For driveways that access US Route 13 (10th Street) or PA Route 452 (Market Street), Pennsylvania state requirements under 67 Pa. Code § 441.8 apply — driveway pavement within the state right-of-way must be at least four inches thick and meet PennDOT material standards. The practical takeaway is that for most straightforward residential sealcoating or resurfacing jobs in Marcus Hook, permits aren’t an issue. For new installation or anything that touches the public right-of-way, it’s worth confirming with the Marcus Hook Borough office before work starts — and we can walk you through what applies to your specific project.
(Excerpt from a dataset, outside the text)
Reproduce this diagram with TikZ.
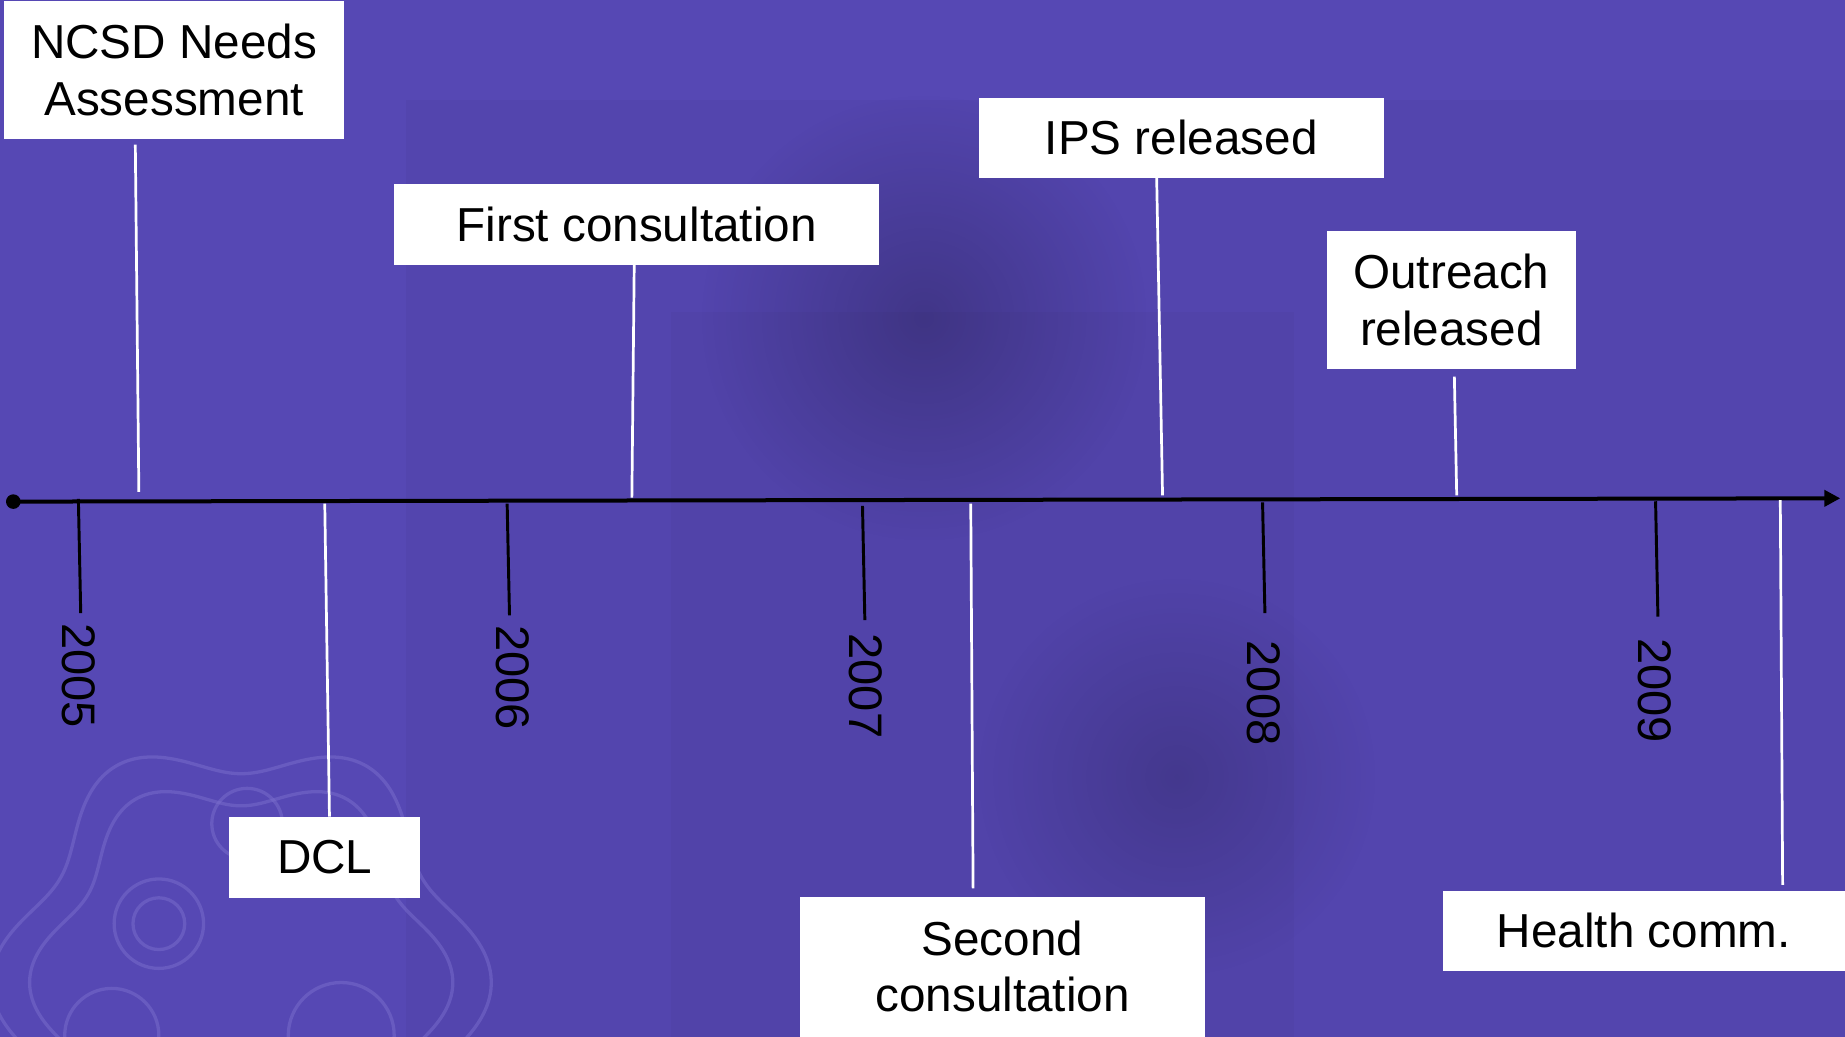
\documentclass[tikz,border=0pt]{standalone}
\usepackage{fontspec}
\setmainfont{Liberation Sans}
\usetikzlibrary{arrows.meta,fadings}
\definecolor{bgpurple}{RGB}{86,72,180}
\definecolor{wmark}{RGB}{122,110,204}
\tikzfading[name=softblot, inner color=transparent!0, outer color=transparent!100]
\begin{document}
\begin{tikzpicture}[x=0.5pt,y=-0.5pt,
  evbox/.style={fill=white, inner sep=0pt, align=center, font=\fontsize{20.25}{24}\selectfont},
  yearlbl/.style={rotate=-90, inner sep=0pt, font=\fontsize{20}{24}\selectfont},
  conn/.style={draw=white, line width=1.15pt},
  tickln/.style={draw=black, line width=1.25pt},
  axisln/.style={draw=black, line width=1.7pt, -{Triangle[length=6.8pt,width=6.8pt]}},
  wline/.style={draw=wmark, line width=1.4pt, opacity=0.5},
  blot/.style={fill=black, path fading=softblot}]
% background
\fill[bgpurple] (0,0) rectangle (1568,881);
\useasboundingbox (0,0) rectangle (1568,881);
\begin{scope}
\clip (0,0) rectangle (1568,881);
\fill[black, opacity=0.03] (345,85) rectangle (1568,881);
\fill[black, opacity=0.025] (570,265) rectangle (1100,881);
\fill[blot, opacity=0.22] (785,270) circle[radius=190];
\fill[blot, opacity=0.16] (1000,660) circle[radius=170];
% faint watermark
\draw[wline] plot[domain=0:360, samples=200, smooth]
  ({205+195*(1+0.09*cos(6*\x))*cos(\x)}, {835+195*(1+0.09*cos(6*\x))*sin(\x)});
\draw[wline] plot[domain=0:360, samples=200, smooth]
  ({205+165*(1+0.09*cos(6*\x))*cos(\x)}, {835+165*(1+0.09*cos(6*\x))*sin(\x)});
\draw[wline] (135,785) circle[radius=38];
\draw[wline] (135,785) circle[radius=22];
\draw[wline] (290,880) circle[radius=45];
\draw[wline] (210,700) circle[radius=30];
\draw[wline] (95,880) circle[radius=40];
\end{scope}
% event boxes
\node[evbox, minimum width=144.5pt, minimum height=58.5pt] (ncsd) at (148,59.5) {NCSD Needs\\Assessment};
\node[evbox, minimum width=206pt, minimum height=34.5pt] (first) at (541,190.5) {First consultation};
\node[evbox, minimum width=172pt, minimum height=34pt] (ips) at (1004,117) {IPS released};
\node[evbox, minimum width=105.5pt, minimum height=59pt] (outreach) at (1233.5,255) {Outreach\\released};
\node[evbox, minimum width=81pt, minimum height=34.5pt] (dcl) at (276,728.5) {DCL};
\node[evbox, minimum width=172pt, minimum height=59.5pt] (second) at (852,821.5) {Second\\consultation};
\node[evbox, minimum width=171pt, minimum height=34pt] (health) at (1397,791) {Health comm.};
% timeline
\coordinate (tstart) at (11.3,426.3);
\coordinate (tend) at (1564,423.5);
\draw[axisln] (tstart) -- (tend);
\fill[black] (tstart) circle[radius=3.1pt];
% year ticks and labels
\coordinate (y5a) at (66.6,424);  \coordinate (y5b) at (68.6,521);
\coordinate (y6a) at (431,428);   \coordinate (y6b) at (433,523);
\coordinate (y7a) at (733,430);   \coordinate (y7b) at (735,527);
\coordinate (y8a) at (1073,427);  \coordinate (y8b) at (1075,521);
\coordinate (y9a) at (1407,426);  \coordinate (y9b) at (1409,524);
\draw[tickln] (y5a) -- (y5b);
\draw[tickln] (y6a) -- (y6b);
\draw[tickln] (y7a) -- (y7b);
\draw[tickln] (y8a) -- (y8b);
\draw[tickln] (y9a) -- (y9b);
\node[yearlbl] (l2005) at (67,574) {2005};
\node[yearlbl] (l2006) at (436,576) {2006};
\node[yearlbl] (l2007) at (736,583) {2007};
\node[yearlbl] (l2008) at (1074,589) {2008};
\node[yearlbl] (l2009) at (1406,587) {2009};
% connectors
\coordinate (c1a) at (115,123);  \coordinate (c1b) at (118,418);
\coordinate (c2a) at (539,225);  \coordinate (c2b) at (537,423);
\coordinate (c3a) at (983,151);  \coordinate (c3b) at (988,421);
\coordinate (c4a) at (1236,320); \coordinate (c4b) at (1238,421);
\coordinate (c5a) at (276,428);  \coordinate (c5b) at (280,694);
\coordinate (c6a) at (825,428);  \coordinate (c6b) at (827,755);
\coordinate (c7a) at (1513,425); \coordinate (c7b) at (1515,752);
\draw[conn] (c1a) -- (c1b);
\draw[conn] (c2a) -- (c2b);
\draw[conn] (c3a) -- (c3b);
\draw[conn] (c4a) -- (c4b);
\draw[conn] (c5a) -- (c5b);
\draw[conn] (c6a) -- (c6b);
\draw[conn] (c7a) -- (c7b);
\end{tikzpicture}
\end{document}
New asphalt can typically handle foot traffic within 24 hours and light vehicle traffic within two to three days, but it’s not fully cured for several weeks. During that curing window, the asphalt is still somewhat pliable — especially in warm weather — so it’s worth avoiding sharp turns, heavy vehicles, and parking in the same spot repeatedly until the surface has fully hardened. In the summer months, when temperatures in the Marcus Hook area regularly climb into the upper 70s and 80s, new asphalt stays softer longer and needs a bit more care in those first few weeks.
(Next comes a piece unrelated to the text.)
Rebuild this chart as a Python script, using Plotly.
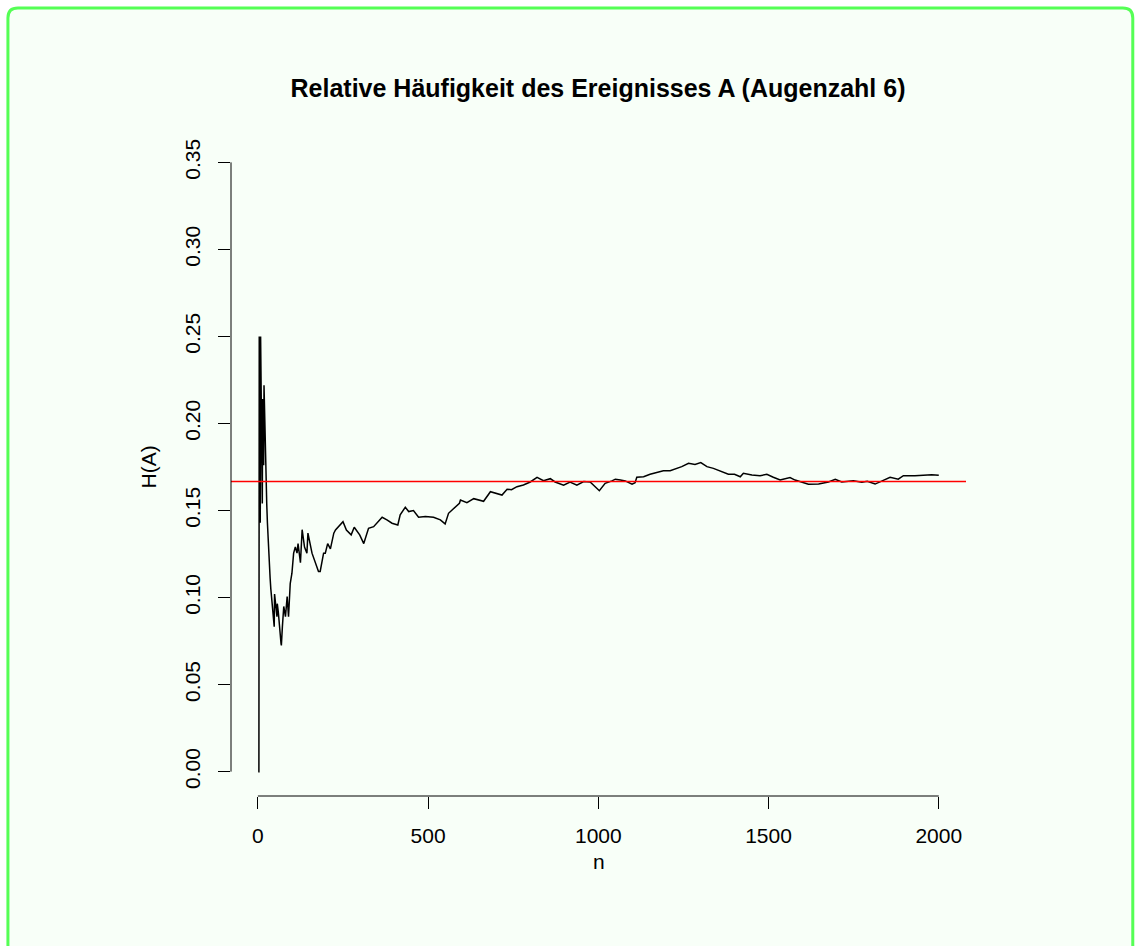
import plotly.graph_objects as go

# ---- data ----
n_vals = [1, 2, 3, 4, 5, 6, 7, 8, 9, 10, 11, 12, 13, 14, 15, 16, 17, 18, 19, 20,
          21, 22, 23, 24, 26, 28, 30, 32, 34, 36, 38, 40, 42, 44, 46, 48,
          49, 56, 57, 60, 68, 69, 72, 76, 81, 86, 90, 95, 100, 105, 110, 115, 118,
          125, 130, 137, 144, 147, 159, 172, 178, 183, 188, 193, 198, 205, 213, 223,
          228, 237, 250, 260, 274, 283, 299, 311, 325, 340, 355, 365, 379, 394, 411,
          418, 433, 443, 457, 472, 492, 516, 536, 550, 560, 575, 592, 595, 614, 634,
          648, 663, 683, 700, 717, 732, 745, 761, 780, 800, 820, 839, 859, 873, 898,
          917, 937, 957, 976, 1003, 1020, 1040, 1050, 1065, 1079, 1099, 1108, 1113,
          1133, 1152, 1172, 1191, 1211, 1231, 1245, 1265, 1284, 1301, 1319, 1338,
          1358, 1382, 1400, 1417, 1426, 1451, 1475, 1495, 1514, 1534, 1563, 1578,
          1617, 1647, 1676, 1696, 1715, 1749, 1774, 1790, 1813, 1833, 1857, 1881,
          1896, 1930, 1960, 1979, 2000]
h_vals = [0.0, 0.0, 0.0, 0.25, 0.20, 0.167, 0.143, 0.25, 0.222, 0.20, 0.182, 0.167,
          0.154, 0.214, 0.20, 0.1875, 0.176, 0.222, 0.2105, 0.20,
          0.1905, 0.1818, 0.1739, 0.1667, 0.154, 0.143, 0.133, 0.125, 0.118, 0.111,
          0.105, 0.10, 0.095, 0.091, 0.087, 0.0833,
          0.102, 0.089, 0.0965, 0.0917, 0.0735, 0.0725, 0.0833, 0.0949, 0.089, 0.1006,
          0.089, 0.108, 0.114, 0.1255, 0.129, 0.1255, 0.131,
          0.12, 0.139, 0.129, 0.1255, 0.137, 0.1255, 0.118, 0.115, 0.115, 0.1216,
          0.1255, 0.1255, 0.131, 0.128, 0.137,
          0.1388, 0.1407, 0.1436, 0.1388, 0.136, 0.1404, 0.136, 0.131, 0.1398, 0.1407,
          0.1436, 0.1461, 0.1446, 0.1427, 0.1417,
          0.1475, 0.1519, 0.1494, 0.150, 0.1461, 0.1465, 0.1461, 0.1446, 0.1423, 0.1484,
          0.1513, 0.1542, 0.156, 0.1545, 0.1568,
          0.156, 0.1553, 0.1608, 0.160, 0.1589, 0.1622, 0.162, 0.1637, 0.1647, 0.1664,
          0.1691, 0.1671, 0.1683, 0.1664, 0.1645,
          0.1664, 0.1645, 0.1666, 0.1664, 0.1614, 0.1656, 0.167, 0.168, 0.1675, 0.167,
          0.1652, 0.166, 0.1691,
          0.1694, 0.1708, 0.172, 0.1729, 0.1729, 0.1742, 0.1752, 0.1771, 0.1765, 0.1775,
          0.1752, 0.1742,
          0.1727, 0.1708, 0.1708, 0.1694, 0.1714, 0.1704, 0.1700, 0.1708, 0.1691, 0.1675,
          0.1689, 0.1675,
          0.1651, 0.1652, 0.1664, 0.168, 0.1664, 0.1671, 0.1662, 0.1668, 0.1652, 0.1668,
          0.1691, 0.168,
          0.170, 0.170, 0.1702, 0.1706, 0.1702]
p_true = 1 / 6

x_ticks = [0, 500, 1000, 1500, 2000]
x_tick_text = ["0", "500", "1000", "1500", "2000"]
y_ticks = [0.00, 0.05, 0.10, 0.15, 0.20, 0.25, 0.30, 0.35]
y_tick_text = ["0.00", "0.05", "0.10", "0.15", "0.20", "0.25", "0.30", "0.35"]

title_text = "Relative Häufigkeit des Ereignisses A (Augenzahl 6)"
x_label = "n"
y_label = "H(A)"

# ---- layout geometry (pixels) ----
W, H = 1136, 946
L, R, T, B = 230.6, 965.7, 137.6, 796.4
PW, PH = R - L, B - T
FONT = "Liberation Sans, Arial, Helvetica, sans-serif"
TICK_SIZE = 21


def px_x(px):
    return (px - L) / PW


def px_y(py):
    return (B - py) / PH


fig = go.Figure()
fig.add_trace(go.Scatter(x=n_vals, y=h_vals, mode="lines",
                         line=dict(color="black", width=1.5),
                         showlegend=False, hoverinfo="skip"))

# reference line at 1/6 drawn as a trace across the full padded x-range
fig.add_trace(go.Scatter(x=[-78.96, 2079.96], y=[p_true, p_true], mode="lines",
                         line=dict(color="red", width=1.5),
                         showlegend=False, hoverinfo="skip", cliponaxis=True))

# green rounded frame (page background)
x0, x1, y0, y1, r = 7.5, 1132.5, 7.5, 975.0, 10.0
frame_path = (
    f"M {px_x(x0)} {px_y(y1)} "
    f"L {px_x(x0)} {px_y(y0 + r)} "
    f"Q {px_x(x0)} {px_y(y0)} {px_x(x0 + r)} {px_y(y0)} "
    f"L {px_x(x1 - r)} {px_y(y0)} "
    f"Q {px_x(x1)} {px_y(y0)} {px_x(x1)} {px_y(y0 + r)} "
    f"L {px_x(x1)} {px_y(y1)} Z"
)
shapes = [
    dict(type="path", path=frame_path, xref="paper", yref="paper",
         line=dict(color="#55ff55", width=3), fillcolor="#f8fff8", layer="below"),
    # R-style axis lines spanning first to last tick
    dict(type="line", xref="x", x0=x_ticks[0], x1=x_ticks[-1], yref="paper", y0=0, y1=0,
         line=dict(color="black", width=1)),
    dict(type="line", xref="paper", x0=0, x1=0, yref="y", y0=y_ticks[0], y1=y_ticks[-1],
         line=dict(color="black", width=1)),
]

fig.update_layout(
    width=W, height=H,
    margin=dict(l=L, r=W - R, t=T, b=H - B, pad=0),
    paper_bgcolor="white",
    plot_bgcolor="rgba(0,0,0,0)",
    font=dict(family=FONT, color="black", size=TICK_SIZE),
    shapes=shapes,
    title=dict(text=title_text, x=598 / W, xanchor="center", xref="container",
               y=1 - 88 / H, yanchor="middle", yref="container",
               font=dict(family=FONT, size=25, weight="bold", color="black")),
    xaxis=dict(range=[-78.96, 2079.96], tickvals=x_ticks, ticktext=x_tick_text,
               showgrid=False, zeroline=False, showline=False,
               ticks="outside", ticklen=12, tickwidth=1, tickcolor="black",
               ticklabelstandoff=9,
               tickfont=dict(family=FONT, size=TICK_SIZE, color="black")),
    yaxis=dict(range=[-0.014, 0.364], tickvals=y_ticks, ticktext=y_tick_text,
               showgrid=False, zeroline=False, showline=False,
               ticks="outside", ticklen=12, tickwidth=1, tickcolor="black",
               tickangle=-90, ticklabelstandoff=10,
               tickfont=dict(family=FONT, size=TICK_SIZE, color="black")),
    annotations=[
        dict(text=x_label, xref="paper", yref="paper", x=0.5, y=px_y(862),
             xanchor="center", yanchor="middle", showarrow=False,
             font=dict(family=FONT, size=TICK_SIZE, color="black")),
        dict(text=y_label, xref="paper", yref="paper", x=px_x(148), y=0.5,
             xanchor="center", yanchor="middle", showarrow=False, textangle=-90,
             font=dict(family=FONT, size=TICK_SIZE, color="black")),
    ],
)

fig.write_html("out.html", config={"displayModeBar": False},
               post_script="document.body.style.margin='0';document.body.style.overflow='hidden';")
One thing that often comes up is timing around sealcoating. New asphalt should not be sealcoated immediately after installation — the surface needs six to twelve months to cure and off-gas its natural oils before a sealcoat will bond properly. Applying it too early can actually trap those oils and damage the surface. This is a detail that matters, and it’s one of the reasons you want a contractor who gives you the honest timeline rather than upselling you on a service your new driveway isn’t ready for yet.
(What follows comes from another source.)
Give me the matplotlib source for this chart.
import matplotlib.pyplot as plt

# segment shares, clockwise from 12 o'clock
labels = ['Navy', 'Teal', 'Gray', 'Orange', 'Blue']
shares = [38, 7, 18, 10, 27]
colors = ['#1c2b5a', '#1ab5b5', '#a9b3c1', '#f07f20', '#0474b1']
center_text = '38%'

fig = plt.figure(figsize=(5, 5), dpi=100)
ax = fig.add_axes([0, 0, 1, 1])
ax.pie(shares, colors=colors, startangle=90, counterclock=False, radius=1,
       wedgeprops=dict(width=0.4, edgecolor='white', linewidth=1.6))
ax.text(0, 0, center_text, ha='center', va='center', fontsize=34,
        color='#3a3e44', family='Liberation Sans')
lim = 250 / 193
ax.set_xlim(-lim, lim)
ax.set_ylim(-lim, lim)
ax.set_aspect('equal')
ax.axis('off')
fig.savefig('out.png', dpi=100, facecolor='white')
For most residential driveways in Pennsylvania — and particularly in a borough like Marcus Hook where freeze-thaw cycles are a real annual factor — asphalt is generally the better fit. The core reason is flexibility. Asphalt flexes slightly as the ground moves through freeze-thaw cycles, which means it absorbs that stress rather than cracking under it the way rigid concrete does. Concrete driveways in Pennsylvania climates are more prone to cracking and spalling, especially when road salt or ice melt products are used nearby.

Asphalt also has a meaningful cost advantage. Installation typically runs $3,100 to $7,400 for a residential driveway, compared to concrete which tends to run higher. Repairs are easier and less expensive as well — a cracked asphalt section can be patched cleanly, while concrete repairs are more visible and structurally complicated. The trade-off is that asphalt requires periodic maintenance (sealcoating every one to three years), while concrete is more hands-off. But given the moisture and temperature conditions specific to southeastern Pennsylvania, asphalt’s flexibility and repairability make it the more practical long-term choice for most Marcus Hook homeowners.

The most documented risk in this area is the door-to-door paving offer — a crew shows up claiming they have leftover asphalt from a nearby job and can give you a deal if you book today. The BBB and consumer protection agencies across southeastern Pennsylvania have flagged this repeatedly. The asphalt used in these situations is often low-grade, the base preparation is skipped entirely, and the “company” has no local address, no verifiable reviews, and no accountability if the driveway fails in six months. In a working-class borough like Marcus Hook where a driveway replacement is a real household expense, that’s a costly mistake.

Beyond the obvious scams, the more common issue is contractors who are real businesses but cut corners on base preparation — the step that actually determines how long your driveway lasts. Ask any contractor you’re considering how they handle sub-base preparation, what depth they excavate to, and whether they can provide local references from completed jobs in Delaware County. A contractor who’s done honest work in this area will have no problem answering those questions. One who gets vague or pushes you to sign before giving straight answers is worth walking away from, regardless of the price.